The reason PTT is considered a niche market is because the number of people using two-way radios today is small when compared to those using wireless devices. There are perhaps twenty million PTT users in the United States, excluding Public Safety, while today the number of wireless device users has climbed to more than 300 million. Smartphones sell in the millions of devices while PTT-capable handsets are selling in the thousands today. I believe that this is where all of the commercial networks that are offering PTT are missing a bet. What if PTT could become a standard feature set used by millions rather than thousands of users?

I believe this would be possible and achievable if the network operators spent some time educating the youth of America. These people love texting, a lot of their texting is one-to-many, and they tend to chat in groups. PTT services would enable them to exchange voice messages one-to-many and PTT supports multiple groups—a new group can be quickly assembled simply by selecting names from the device’s address book. Further, PTT services show who is online and available to talk with, so when a conversation is started, users know whether the person or group they want to reach is available. I don’t think PTT will replace texting because texting is silent and PTT is voice, but today’s youths do want to communicate one-to-many and PTT offers that capability.

Several things need to happen if PTT is to achieve mass-market adoption. The first is that a PTT standard between networks will have to be established or, at the very least, PTT gateways will need to be put in place. Why? Because history shows that texting, MMS, and other services that were available only on one individual network at first did not really take off until customers were able to text or MMS anyone regardless of what network they were on. Today the three network operators that offer PTT services each has its own vendor and one system’s PTT is not compatible with another’s. There are some standards available for this including the standard AT&T has chosen for its PTT offering. Since PTT is now an application on a device and not hardwired into it, changing to a common PTT format would be possible in a very short period of time. Potential PTT customers won’t accept PTT in large numbers if it is available only with others on the same network.

Next, more devices will have to become PTT-capable. This is also easy to accomplish with most of today’s commercial PTT offerings because, as mentioned, PTT is now an application. All three network operators are offering devices with PTT pre-installed but they also offer the PTT application for downloading, and users can assign a specific key to the PTT function or use PTT by touching the screen of a smartphone.

PTT applications will have to run on devices all of the time and be easy to access. Simply pushing the PTT button or selecting a single icon should invoke a session. PTT users’ devices should be listening to PTT all of the time and be ready for instant use.
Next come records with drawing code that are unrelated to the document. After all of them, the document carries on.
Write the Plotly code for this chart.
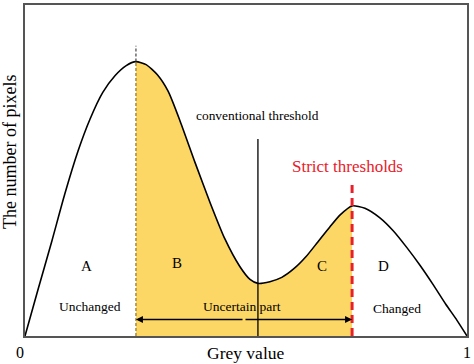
import plotly.graph_objects as go

# Histogram-like curve (x: grey value 0..1, y: relative pixel count)
curve_x = [0.0, 0.029, 0.061, 0.090, 0.120, 0.147, 0.176, 0.204, 0.229, 0.251,
           0.274, 0.299, 0.324, 0.351, 0.385, 0.419, 0.452, 0.486, 0.509, 0.527,
           0.554, 0.581, 0.609, 0.636, 0.663, 0.690, 0.713, 0.740,
           0.769, 0.803, 0.833, 0.864, 0.894, 0.923, 0.952, 0.977, 1.0]
curve_y = [0.0, 0.138, 0.288, 0.429, 0.559, 0.655, 0.736, 0.787, 0.817, 0.829,
           0.820, 0.790, 0.739, 0.649, 0.523, 0.402, 0.294, 0.210, 0.171, 0.159,
           0.164, 0.177, 0.204, 0.240, 0.285, 0.330, 0.366, 0.393,
           0.386, 0.357, 0.318, 0.267, 0.213, 0.156, 0.096, 0.048, 0.0]

peak_x = 0.251          # left boundary of uncertain part
conventional_x = 0.527  # conventional threshold
strict_x = 0.740        # strict threshold

region_labels = ["A", "B", "C", "D"]
region_label_x = [0.138, 0.343, 0.671, 0.812]
region_label_y = [0.213, 0.220, 0.213, 0.213]

part_labels = ["Unchanged", "Uncertain part", "Changed"]
part_label_x = [0.147, 0.492, 0.841]
part_label_y = [0.088, 0.088, 0.083]

FONT = "Liberation Serif, Times New Roman, serif"
SHAPE = dict(shape="spline", smoothing=0.6)

fig = go.Figure()

# yellow fill between peak and strict threshold
fx = [x for x in curve_x if peak_x <= x <= strict_x]
fy = [y for x, y in zip(curve_x, curve_y) if peak_x <= x <= strict_x]
fig.add_trace(go.Scatter(x=fx, y=fy, mode="lines", line=dict(width=0, **SHAPE),
                         fill="tozeroy", fillcolor="#FDD766", hoverinfo="skip"))

# curve
fig.add_trace(go.Scatter(x=curve_x, y=curve_y, mode="lines",
                         line=dict(color="black", width=1.6, **SHAPE), hoverinfo="skip"))

# vertical lines
fig.add_trace(go.Scatter(x=[peak_x, peak_x], y=[0.829, 0.877], mode="lines",
                         line=dict(color="#444", width=1.2, dash="3px,2px")))
fig.add_trace(go.Scatter(x=[peak_x, peak_x], y=[0, 0.829], mode="lines",
                         line=dict(color="#8a7430", width=1.2, dash="3px,2px")))
fig.add_trace(go.Scatter(x=[conventional_x, conventional_x], y=[0, 0.595], mode="lines",
                         line=dict(color="black", width=1.3)))
fig.add_trace(go.Scatter(x=[strict_x, strict_x], y=[0, 0.459], mode="lines",
                         line=dict(color="#E8202A", width=3, dash="8px,5px")))

anns = []
# arrows (double headed)
for x0, x1 in [(peak_x, strict_x), (strict_x, peak_x)]:
    anns.append(dict(x=x1, y=0.050, ax=(x0 + x1) / 2, ay=0.050, xref="x", yref="y",
                     axref="x", ayref="y", showarrow=True, arrowhead=2, arrowsize=1,
                     arrowwidth=1.4, arrowcolor="black", text=""))

C = dict(showarrow=False, xanchor="center", yanchor="middle")
for t, x, y in zip(region_labels, region_label_x, region_label_y):
    anns.append(dict(x=x, y=y, text=t, font=dict(size=15, color="black", family=FONT), **C))
for t, x, y in zip(part_labels, part_label_x, part_label_y):
    anns.append(dict(x=x, y=y, text=t, font=dict(size=13.5, color="black", family=FONT), **C))

anns.append(dict(x=conventional_x, y=0.667, text="conventional threshold",
                 font=dict(size=13.4, color="black", family=FONT), **C))
anns.append(dict(x=0.729, y=0.511, text="Strict thresholds",
                 font=dict(size=17, color="#E8202A", family=FONT), **C))

# axis texts (paper coordinates, same mapping as the 0..1 axes)
P = dict(xref="paper", yref="paper", **C)
anns.append(dict(x=0, y=-0.05, xshift=-5, text="0", font=dict(size=16, color="black", family=FONT), **P))
anns.append(dict(x=1, y=-0.05, text="1", font=dict(size=16, color="black", family=FONT), **P))
anns.append(dict(x=0.498, y=-0.052, text="Grey value", font=dict(size=17.5, color="black", family=FONT), **P))
anns.append(dict(x=-0.034, y=0.556, text="The number of pixels", textangle=-90,
                 font=dict(size=18, color="black", family=FONT), **P))

fig.update_layout(
    width=474, height=364,
    margin=dict(l=25, r=7, t=3, b=28),
    paper_bgcolor="white", plot_bgcolor="white",
    showlegend=False,
    annotations=anns,
    xaxis=dict(range=[0, 1], showgrid=False, zeroline=False, showticklabels=False, ticks="",
               showline=True, mirror=True, linecolor="#555", linewidth=1.5),
    yaxis=dict(range=[0, 1], showgrid=False, zeroline=False, showticklabels=False, ticks="",
               showline=True, mirror=True, linecolor="#555", linewidth=1.5),
)

fig.write_html("out.html")
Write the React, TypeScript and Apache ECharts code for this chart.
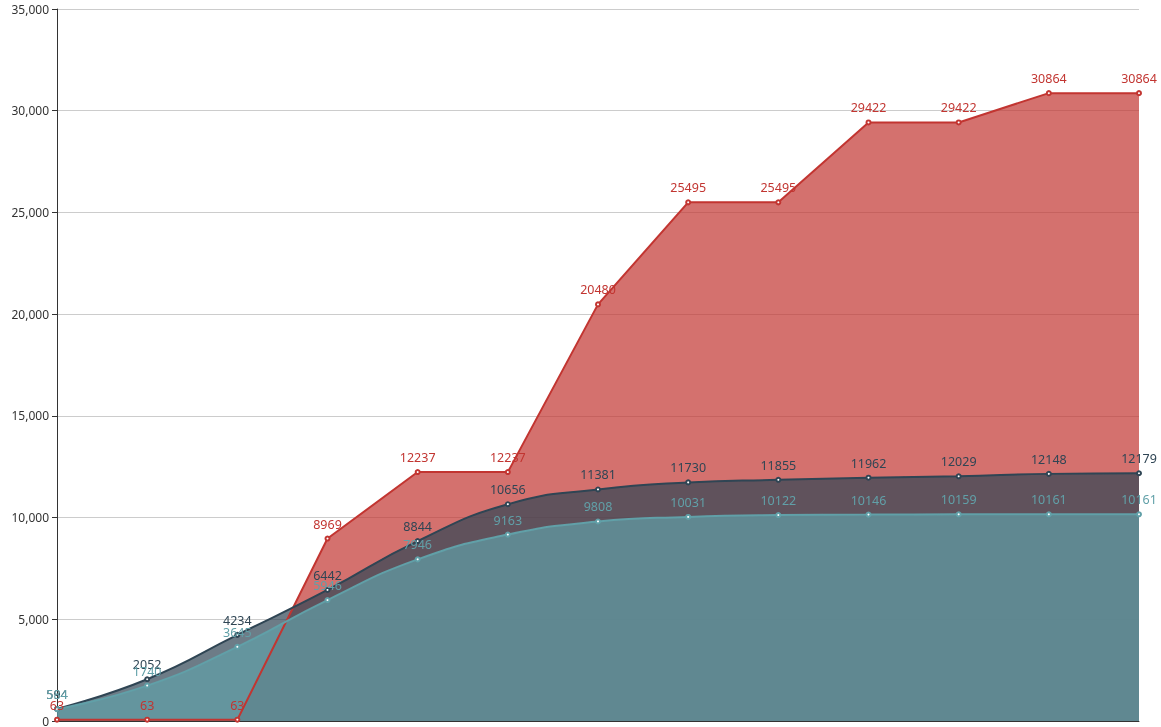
import React, { useEffect, useRef } from "react";
import * as echarts from "echarts";

const categories = ["1", "2", "3", "4", "5", "6", "7", "8", "9", "10", "11", "12", "13"];
const redValues = [63, 63, 63, 8969, 12237, 12237, 20480, 25495, 25495, 29422, 29422, 30864, 30864];
const darkValues = [594, 2052, 4234, 6442, 8844, 10656, 11381, 11730, 11855, 11962, 12029, 12148, 12179];
const tealValues = [584, 1740, 3645, 5946, 7946, 9163, 9808, 10031, 10122, 10146, 10159, 10161, 10161];
const seriesNames = ["A", "B", "C"];
const colors = ["#c23531", "#2f4554", "#61a0a8"];

export default function App() {
  const ref = useRef<HTMLDivElement>(null);
  useEffect(() => {
    if (!ref.current) return;
    const chart = echarts.init(ref.current, undefined, { renderer: "svg" });
    const mk = (name: string, data: number[], color: string, smooth: boolean) => ({
      name,
      type: "line",
      data,
      smooth,
      symbol: "emptyCircle",
      symbolSize: 4,
      itemStyle: { color },
      lineStyle: { color, width: 2 },
      areaStyle: { color, opacity: 0.7 },
      label: { show: true, position: "top", color, fontSize: 12.5 },
    });
    chart.setOption({
      animation: false,
      color: colors,
      textStyle: { fontFamily: "'Noto Sans', sans-serif" },
      grid: { left: 57, right: 22, top: 9, bottom: 2, containLabel: false },
      xAxis: {
        type: "category",
        data: categories,
        boundaryGap: false,
        axisLabel: { show: false },
        axisTick: { show: false },
        axisLine: { show: true, lineStyle: { color: "#333" } },
      },
      yAxis: {
        type: "value",
        min: 0,
        max: 35000,
        interval: 5000,
        axisLine: { show: true, lineStyle: { color: "#333" } },
        axisTick: { show: true, lineStyle: { color: "#333" } },
        axisLabel: { color: "#333", fontSize: 12 },
        splitLine: { lineStyle: { color: "#ccc" } },
      },
      series: [
        mk(seriesNames[0], redValues, colors[0], false),
        mk(seriesNames[1], darkValues, colors[1], true),
        mk(seriesNames[2], tealValues, colors[2], true),
      ],
    });
    return () => chart.dispose();
  }, []);
  return (
    <div
      ref={ref}
      style={{ position: "fixed", left: 0, top: 0, width: 1161, height: 727 }}
    />
  );
}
Users should be able to move from one group to another simply by selecting a group, see who within that group is available for a PTT session, and be able to leave a message. Push-to-talk in the commercial world offers more than push-to-talk. Network operators are also offering options such as push-to-send images, video, or other information in addition to voice services.

I believe that PTT can become more prevalent in the commercial world. It will take some work and some education, but it can be done, and I believe there is a much broader market for PTT than only those who are leaving the world of two-way radio for cellular services. I believe that many others, if they came to understand what PTT is and what it can do, would want to make it part of their device’s capabilities. Could PTT become a viral must-have application that grows exponentially in size? If the network operators don’t promote it differently and if they don’t work together on a common standard for PTT, it will remain a niche product. It could be so very much more.